Each line containing the word "that" needs to be copied.

Data shown:
━━━━━━━━━━

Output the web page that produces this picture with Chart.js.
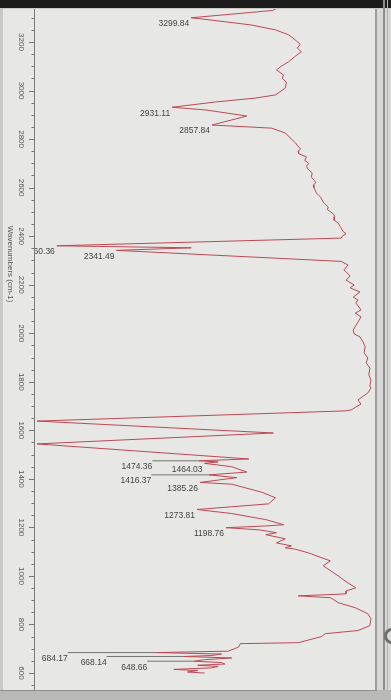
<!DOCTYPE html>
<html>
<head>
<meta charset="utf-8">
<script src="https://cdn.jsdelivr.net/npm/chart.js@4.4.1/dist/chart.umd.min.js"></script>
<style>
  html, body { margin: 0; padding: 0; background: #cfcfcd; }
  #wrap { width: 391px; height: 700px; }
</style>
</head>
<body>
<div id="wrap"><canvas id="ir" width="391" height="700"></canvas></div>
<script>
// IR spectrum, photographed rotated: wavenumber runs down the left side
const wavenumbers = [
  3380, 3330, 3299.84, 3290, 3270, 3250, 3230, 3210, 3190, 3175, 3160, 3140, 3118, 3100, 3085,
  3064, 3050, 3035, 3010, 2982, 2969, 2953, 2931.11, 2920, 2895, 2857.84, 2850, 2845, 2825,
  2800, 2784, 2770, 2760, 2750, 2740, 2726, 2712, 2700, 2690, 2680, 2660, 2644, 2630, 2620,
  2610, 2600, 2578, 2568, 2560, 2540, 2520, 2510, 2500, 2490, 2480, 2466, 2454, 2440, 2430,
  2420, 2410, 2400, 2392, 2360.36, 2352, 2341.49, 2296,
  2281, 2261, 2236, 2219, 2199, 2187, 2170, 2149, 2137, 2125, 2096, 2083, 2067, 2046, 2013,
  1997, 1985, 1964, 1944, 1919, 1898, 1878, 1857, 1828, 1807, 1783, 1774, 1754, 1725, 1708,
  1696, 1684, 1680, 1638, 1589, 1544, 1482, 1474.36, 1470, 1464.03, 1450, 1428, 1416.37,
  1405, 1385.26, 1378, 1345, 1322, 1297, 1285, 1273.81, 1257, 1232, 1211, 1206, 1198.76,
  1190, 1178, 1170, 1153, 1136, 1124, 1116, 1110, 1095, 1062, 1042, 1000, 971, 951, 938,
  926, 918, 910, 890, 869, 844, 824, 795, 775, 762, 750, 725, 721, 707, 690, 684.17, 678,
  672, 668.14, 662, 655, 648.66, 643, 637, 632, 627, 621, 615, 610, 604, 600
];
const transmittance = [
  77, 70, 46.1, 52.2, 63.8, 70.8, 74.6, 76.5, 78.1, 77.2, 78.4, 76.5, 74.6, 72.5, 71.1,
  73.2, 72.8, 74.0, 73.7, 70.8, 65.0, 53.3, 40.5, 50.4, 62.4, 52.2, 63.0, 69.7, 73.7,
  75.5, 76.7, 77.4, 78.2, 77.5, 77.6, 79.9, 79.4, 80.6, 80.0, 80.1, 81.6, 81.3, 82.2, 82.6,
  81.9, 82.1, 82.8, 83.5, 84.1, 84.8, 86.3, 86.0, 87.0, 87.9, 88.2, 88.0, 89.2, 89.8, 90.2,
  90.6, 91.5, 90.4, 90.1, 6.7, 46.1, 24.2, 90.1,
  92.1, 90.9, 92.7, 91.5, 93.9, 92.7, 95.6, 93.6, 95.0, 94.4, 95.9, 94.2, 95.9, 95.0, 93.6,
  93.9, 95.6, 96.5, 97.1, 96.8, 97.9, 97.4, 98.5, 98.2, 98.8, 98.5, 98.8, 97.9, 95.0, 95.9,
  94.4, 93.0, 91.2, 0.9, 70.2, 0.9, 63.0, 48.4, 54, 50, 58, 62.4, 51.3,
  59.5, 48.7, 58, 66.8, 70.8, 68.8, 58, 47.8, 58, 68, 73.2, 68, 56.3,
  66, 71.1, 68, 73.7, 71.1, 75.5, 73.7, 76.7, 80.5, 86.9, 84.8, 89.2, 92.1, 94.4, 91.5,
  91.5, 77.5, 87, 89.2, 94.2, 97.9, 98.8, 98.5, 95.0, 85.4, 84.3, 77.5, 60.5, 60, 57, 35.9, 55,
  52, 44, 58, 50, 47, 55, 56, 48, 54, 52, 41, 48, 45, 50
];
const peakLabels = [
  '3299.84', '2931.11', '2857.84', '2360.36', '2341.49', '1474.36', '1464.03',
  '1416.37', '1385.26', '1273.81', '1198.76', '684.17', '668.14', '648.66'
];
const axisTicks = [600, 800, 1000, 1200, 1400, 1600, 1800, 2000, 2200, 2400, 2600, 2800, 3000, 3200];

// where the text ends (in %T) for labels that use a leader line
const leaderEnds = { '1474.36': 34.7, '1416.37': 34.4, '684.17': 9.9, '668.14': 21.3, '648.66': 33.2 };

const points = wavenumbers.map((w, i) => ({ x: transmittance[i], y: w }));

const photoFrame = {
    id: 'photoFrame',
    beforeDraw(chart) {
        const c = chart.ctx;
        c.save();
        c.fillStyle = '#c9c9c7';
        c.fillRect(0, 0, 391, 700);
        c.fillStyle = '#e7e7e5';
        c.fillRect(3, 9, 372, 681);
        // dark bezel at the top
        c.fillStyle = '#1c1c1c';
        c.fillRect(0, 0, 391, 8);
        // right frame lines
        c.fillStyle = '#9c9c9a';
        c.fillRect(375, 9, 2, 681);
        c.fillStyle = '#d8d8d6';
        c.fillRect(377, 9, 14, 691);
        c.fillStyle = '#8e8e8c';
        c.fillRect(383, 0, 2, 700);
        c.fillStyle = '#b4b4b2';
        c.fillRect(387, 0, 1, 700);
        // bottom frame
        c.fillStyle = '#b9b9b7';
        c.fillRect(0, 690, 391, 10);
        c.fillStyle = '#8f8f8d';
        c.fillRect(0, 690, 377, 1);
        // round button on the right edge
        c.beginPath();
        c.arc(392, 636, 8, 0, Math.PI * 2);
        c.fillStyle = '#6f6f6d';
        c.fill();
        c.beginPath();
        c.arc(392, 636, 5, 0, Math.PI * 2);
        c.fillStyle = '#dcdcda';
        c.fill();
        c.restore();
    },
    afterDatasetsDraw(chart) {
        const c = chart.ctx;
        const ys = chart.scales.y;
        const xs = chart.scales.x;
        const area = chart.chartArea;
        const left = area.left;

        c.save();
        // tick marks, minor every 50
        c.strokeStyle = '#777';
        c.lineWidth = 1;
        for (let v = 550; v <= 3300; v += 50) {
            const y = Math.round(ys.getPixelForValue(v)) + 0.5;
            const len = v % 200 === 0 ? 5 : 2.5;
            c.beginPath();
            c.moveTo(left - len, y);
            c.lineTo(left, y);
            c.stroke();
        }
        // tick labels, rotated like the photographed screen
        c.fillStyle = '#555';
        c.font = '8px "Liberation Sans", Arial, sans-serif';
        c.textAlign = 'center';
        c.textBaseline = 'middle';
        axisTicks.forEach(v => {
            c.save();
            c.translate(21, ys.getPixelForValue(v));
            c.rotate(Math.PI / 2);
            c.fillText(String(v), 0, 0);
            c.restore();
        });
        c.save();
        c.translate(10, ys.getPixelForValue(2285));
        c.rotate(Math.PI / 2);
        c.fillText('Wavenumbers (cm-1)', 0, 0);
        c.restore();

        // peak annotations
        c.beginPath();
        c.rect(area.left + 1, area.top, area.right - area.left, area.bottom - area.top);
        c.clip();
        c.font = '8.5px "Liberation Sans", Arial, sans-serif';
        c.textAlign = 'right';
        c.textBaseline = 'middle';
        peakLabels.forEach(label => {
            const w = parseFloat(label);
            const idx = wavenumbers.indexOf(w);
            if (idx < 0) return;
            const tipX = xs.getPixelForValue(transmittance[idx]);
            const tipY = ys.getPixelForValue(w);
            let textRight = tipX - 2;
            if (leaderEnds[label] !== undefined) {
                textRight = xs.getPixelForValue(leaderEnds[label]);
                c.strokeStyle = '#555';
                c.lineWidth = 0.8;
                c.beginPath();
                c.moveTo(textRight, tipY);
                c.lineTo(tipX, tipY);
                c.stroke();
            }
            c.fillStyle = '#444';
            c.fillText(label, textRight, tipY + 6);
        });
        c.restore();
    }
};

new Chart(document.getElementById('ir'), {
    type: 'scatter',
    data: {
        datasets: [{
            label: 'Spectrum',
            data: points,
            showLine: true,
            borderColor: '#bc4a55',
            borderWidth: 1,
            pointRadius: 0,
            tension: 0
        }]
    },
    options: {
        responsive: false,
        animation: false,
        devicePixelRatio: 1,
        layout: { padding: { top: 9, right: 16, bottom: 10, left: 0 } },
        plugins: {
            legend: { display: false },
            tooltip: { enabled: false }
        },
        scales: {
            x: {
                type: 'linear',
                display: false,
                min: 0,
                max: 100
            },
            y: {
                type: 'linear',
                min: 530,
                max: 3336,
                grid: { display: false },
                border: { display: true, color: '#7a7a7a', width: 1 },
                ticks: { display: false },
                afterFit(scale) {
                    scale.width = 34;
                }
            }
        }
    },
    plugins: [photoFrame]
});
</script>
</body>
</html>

━━━━━━━━━━

Solution to this exercise:
Output the web page that produces this picture with Chart.js.
// where the text ends (in %T) for labels that use a leader line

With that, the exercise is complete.